Medicare Will Not Help You Abroad

This section matters because TIA patients skew older, and many assume their existing health coverage travels with them. It doesn’t. Medicare generally does not cover healthcare outside the United States, with only narrow exceptions like emergency treatment at a foreign hospital that’s closer than the nearest U.S. facility.

Some Medigap supplemental plans (Plans C, D, F, G, M, and N) include a foreign travel emergency benefit, but the coverage is limited. These plans typically cover 80 percent of eligible emergency care abroad, subject to a $50,000 lifetime cap. That lifetime maximum applies across all your trips, not per trip, and it won’t come close to covering a major stroke event that requires hospitalization and air ambulance transport. Medicare Advantage plans vary widely; some include limited international emergency coverage and some don’t. Neither Original Medicare nor most supplemental plans are a substitute for travel insurance if you’re leaving the country with a TIA in your medical history.

If You’re Denied Standard Coverage

Some travelers with recent or complicated TIA histories won’t qualify for standard policies, especially if the event was recent, if they’ve had multiple TIAs, or if their condition isn’t yet stable. A denial from one insurer doesn’t mean you’re out of options.

Specialist travel insurance providers focus specifically on travelers with serious medical histories. These companies perform more detailed medical screening and price the policy based on your individual risk profile rather than applying a blanket exclusion. The premiums will be higher than a standard policy, sometimes significantly so, but the alternative is traveling with no cerebrovascular coverage at all. When shopping for specialist coverage, compare the medical screening questionnaires across multiple providers. The questions aren’t standardized, and a condition that one insurer declines may be one that another will cover with a loading fee.

If you’re unable to find any policy that covers your TIA, you can still purchase a standard travel insurance plan that excludes pre-existing conditions. You’ll have coverage for unrelated emergencies, trip cancellation for covered reasons, and baggage loss, but nothing involving your brain or cardiovascular system. Understand that gap clearly before you travel, and discuss with your doctor whether the trip is medically advisable given your current risk level.

Buying and Reviewing Your Policy

Once you’ve completed screening or qualified for a waiver, review the policy documents carefully before assuming everything is covered. Look for the medical declaration or schedule of benefits, which should explicitly list your TIA as a covered condition if you’ve gone through the screening or waiver process. If the TIA isn’t listed, contact the insurer before you travel. A verbal assurance from a phone agent means nothing if the written policy says otherwise.
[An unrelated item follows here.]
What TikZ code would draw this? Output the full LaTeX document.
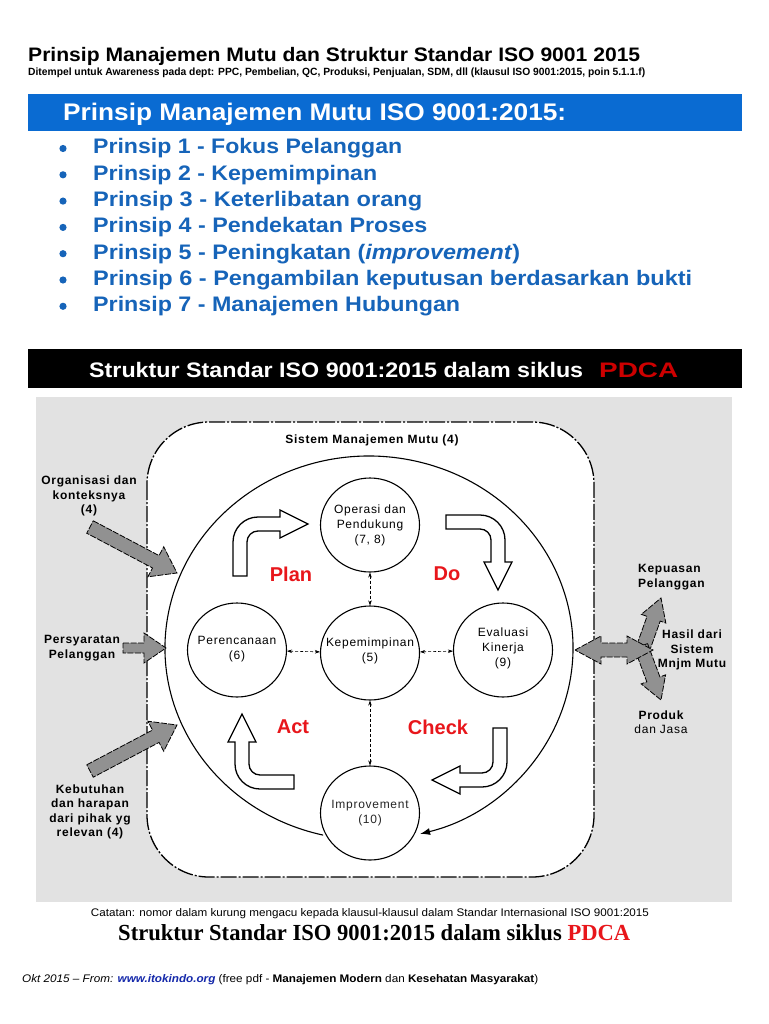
\documentclass[tikz,border=0pt]{standalone}
\usepackage{fontspec}
\usepackage{graphicx}
\setmainfont{Liberation Sans}
\newfontfamily\serf{Liberation Serif}
\newfontfamily\dfont[LetterSpace=6]{Liberation Sans}
\usetikzlibrary{calc,arrows.meta,shapes.geometric}
\definecolor{barblue}{RGB}{10,107,210}
\definecolor{txtblue}{RGB}{22,100,185}
\definecolor{pdcared}{RGB}{232,22,27}
\definecolor{darkred}{RGB}{205,0,0}
\definecolor{diagbg}{RGB}{226,226,226}
\definecolor{arrgray}{RGB}{145,145,145}
\definecolor{linkblue}{RGB}{20,40,170}
\newcommand\fitw[2]{\resizebox{#1}{\height}{#2}}
\newcommand\pdcaarrow[1]{%
 \begin{scope}[shift={(370,652)}, rotate=#1]
 \draw[hollow] (-137,-76) -- (-137,-110) arc[start angle=180,end angle=270,radius=25]
   -- (-90,-135) -- (-90,-142) -- (-62,-128) -- (-90,-114) -- (-90,-121) -- (-112,-121)
   arc[start angle=270,end angle=180,radius=11] -- (-123,-76) -- cycle;
 \end{scope}}
\newcommand\barr[6]{%
 \coordinate (#1-t) at #2; \coordinate (#1-h) at #3;
 \coordinate (#1-b) at ($(#1-h)!#6pt!(#1-t)$);
 \draw[grayarr] ($(#1-t)!#4pt!90:(#1-h)$) -- ($(#1-b)!#4pt!90:(#1-h)$) -- ($(#1-b)!#5pt!90:(#1-h)$)
   -- (#1-h) -- ($(#1-b)!#5pt!-90:(#1-h)$) -- ($(#1-b)!#4pt!-90:(#1-h)$) -- ($(#1-t)!#4pt!-90:(#1-h)$) -- cycle;}
\begin{document}
\begin{tikzpicture}[x=1pt,y=-1pt,
  txt/.style={inner sep=0pt, anchor=base west},
  ctxt/.style={inner sep=0pt, anchor=base},
  lbl/.style={inner sep=0pt, align=center, font=\dfont\bfseries\fontsize{12}{14.5}\selectfont},
  ctext/.style={inner sep=0pt, align=center, font=\dfont\fontsize{12}{15}\selectfont},
  proc/.style={ellipse, draw, line width=1.1pt, fill=white, minimum width=99pt, minimum height=94pt, inner sep=0pt},
  pdca/.style={font=\bfseries\fontsize{20}{24}\selectfont, text=pdcared, inner sep=0pt},
  hollow/.style={draw, fill=white, line width=1.3pt, line join=miter},
  grayarr/.style={draw, fill=arrgray, line width=0.8pt, dash pattern=on 6pt off 1.5pt},
  dbl/.style={densely dashed, line width=0.6pt, {Stealth[length=5pt,width=3.5pt]}-{Stealth[length=5pt,width=3.5pt]}},
  frame/.style={draw, fill=white, line width=1.3pt, dash pattern=on 16pt off 2pt on 2pt off 2pt, rounded corners=62pt},
  bul/.style={inner sep=0pt, anchor=base west, text=txtblue, font=\bfseries\fontsize{21}{24}\selectfont},
]
\useasboundingbox[fill=white] (0,0) rectangle (768,1024);

% header
\node[txt] (title) at (28,62) {\fitw{612pt}{\bfseries\fontsize{19.5}{22}\selectfont Prinsip Manajemen Mutu dan Struktur Standar ISO 9001 2015}};
\node[txt] (sub) at (28,76) {\fitw{617pt}{\bfseries\fontsize{10.5}{12}\selectfont Ditempel untuk Awareness pada dept: PPC, Pembelian, QC, Produksi, Penjualan, SDM, dll (klausul ISO 9001:2015, poin 5.1.1.f)}};

\fill[barblue] (28,94) rectangle (742,131);
\node[txt, text=white] (head) at (63,121) {\fitw{503pt}{\bfseries\fontsize{24}{28}\selectfont Prinsip Manajemen Mutu ISO 9001:2015:}};

% bullets
\foreach \i in {0,...,6} {\fill[txtblue] (63,148.5+26.3*\i) circle[radius=3.6];}
\node[bul] (p1) at (93,154) {\fitw{309pt}{Prinsip 1 - Fokus Pelanggan}};
\node[bul] (p2) at (93,180.3) {\fitw{284pt}{Prinsip 2 - Kepemimpinan}};
\node[bul] (p3) at (93,206.6) {\fitw{329pt}{Prinsip 3 - Keterlibatan orang}};
\node[bul] (p4) at (93,232.9) {\fitw{334pt}{Prinsip 4 - Pendekatan Proses}};
\node[bul] (p5) at (93,259.2) {\fitw{427pt}{Prinsip 5 - Peningkatan (\textit{improvement})}};
\node[bul] (p6) at (93,285.5) {\fitw{599pt}{Prinsip 6 - Pengambilan keputusan berdasarkan bukti}};
\node[bul] (p7) at (93,311.8) {\fitw{367pt}{Prinsip 7 - Manajemen Hubungan}};

% black bar
\fill[black] (28,349) rectangle (742,388);
\node[txt, text=white] (bbar) at (89,377) {\fitw{494pt}{\bfseries\fontsize{21}{24}\selectfont Struktur Standar ISO 9001:2015 dalam siklus}};
\node[txt, text=darkred] (bbar2) at (599,377) {\fitw{79pt}{\bfseries\fontsize{21}{24}\selectfont PDCA}};

% diagram background
\fill[diagbg] (36,397) rectangle (732,902);
\path[frame] (147,422) rectangle (594,877);
\node[lbl] (smm) at (372,440) {Sistem Manajemen Mutu (4)};

% big cycle arc
\draw[line width=1.1pt, -{Latex[length=10pt,width=7pt]}] (323.1,835.1) arc[start angle=103, end angle=435.5, x radius=204, y radius=192];

% process circles
\node[proc] (op) at (370,525) {};
\node[proc] (pr) at (237,650) {};
\node[proc] (ke) at (370,653) {};
\node[proc] (ev) at (503,650) {};
\node[proc] (im) at (370,813) {};
\node[ctext] at (370,525) {Operasi dan\\Pendukung\\(7, 8)};
\node[ctext] at (237,649) {Perencanaan\\(6)};
\node[ctext] at (370,651) {Kepemimpinan\\(5)};
\node[ctext] at (503,648) {Evaluasi\\Kinerja\\(9)};
\node[ctext, text=black!85] at (370,813) {Improvement\\(10)};

\draw[dbl] (op) -- (ke);
\draw[dbl] (pr) -- (ke);
\draw[dbl] (ke) -- (ev);
\draw[dbl] (ke) -- (im);

% PDCA hollow arrows
\pdcaarrow{0}
\pdcaarrow{-90}
\pdcaarrow{-180}
\pdcaarrow{90}

\node[pdca] (plan) at (291,574) {Plan};
\node[pdca] (do) at (447,574) {Do};
\node[pdca] (act) at (293,727) {Act};
\node[pdca] (check) at (438,727) {Check};

% left inputs
\node[lbl] (org) at (89,496) {Organisasi dan\\konteksnya\\(4)};
\node[lbl] (pers) at (82,648) {Persyaratan\\Pelanggan};
\node[lbl] (keb) at (90,812) {Kebutuhan\\dan harapan\\dari pihak yg\\relevan (4)};
\barr{aorg}{(90,527)}{(177,573)}{7}{17}{24}
\barr{apers}{(123,648)}{(166,648)}{5}{15}{22}
\barr{akeb}{(90,771)}{(177,725)}{7}{17}{24}

% right outputs
\barr{akep}{(641,654)}{(661,598)}{7}{13}{22}
\barr{aprd}{(641,646)}{(661,700)}{7}{13}{22}
\draw[grayarr] (575,650) -- (601,636) -- (601,643) -- (627,643) -- (627,636) -- (653,650)
   -- (627,664) -- (627,657) -- (601,657) -- (601,664) -- cycle;
\node[lbl, anchor=west, align=left] (kep) at (638,577) {Kepuasan\\Pelanggan};
\node[lbl] (has) at (692,650) {Hasil dari\\Sistem\\Mnjm Mutu};
\node[lbl] (prd) at (661,722) {Produk\\\mdseries dan Jasa};

% captions
\node[ctxt] (cat) at (370,916) {\fitw{558pt}{\fontsize{11}{13}\selectfont Catatan: nomor dalam kurung mengacu kepada klausul-klausul dalam Standar Internasional ISO 9001:2015}};
\node[txt] (stitle) at (118,940) {\fitw{512pt}{\serf\bfseries\fontsize{23}{26}\selectfont Struktur Standar ISO 9001:2015 dalam siklus \textcolor{pdcared}{PDCA}}};
\node[txt] (foot) at (22,982) {\fitw{516pt}{\fontsize{11}{13}\selectfont\itshape Okt 2015 – From: \textcolor{linkblue}{\bfseries www.itokindo.org} \upshape(free pdf - \textbf{Manajemen Modern} dan \textbf{Kesehatan Masyarakat})}};
\end{tikzpicture}
\end{document}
Under the NAIC Travel Insurance Model Act, which most states have adopted in some form, you’re entitled to a free-look period after purchasing: at least 15 days if the policy documents arrive by mail, or 10 days if delivered electronically. During this window, you can cancel for a full refund as long as you haven’t started your trip or filed a claim. Use this time to read the exclusions section, confirm your TIA is covered, and verify that the coverage limits for emergency medical treatment and evacuation match what you selected.

Keep your policy documents, medical declaration, and insurer’s 24-hour emergency assistance number accessible during your trip. Store digital copies on your phone and leave a paper copy with someone at home. If you need to file a claim abroad, the emergency assistance line is your first call. They coordinate hospital admissions, authorize treatment, and arrange evacuation if needed. Having your policy number and medical documentation readily available speeds up a process that, during a genuine emergency, you’ll want moving as fast as possible.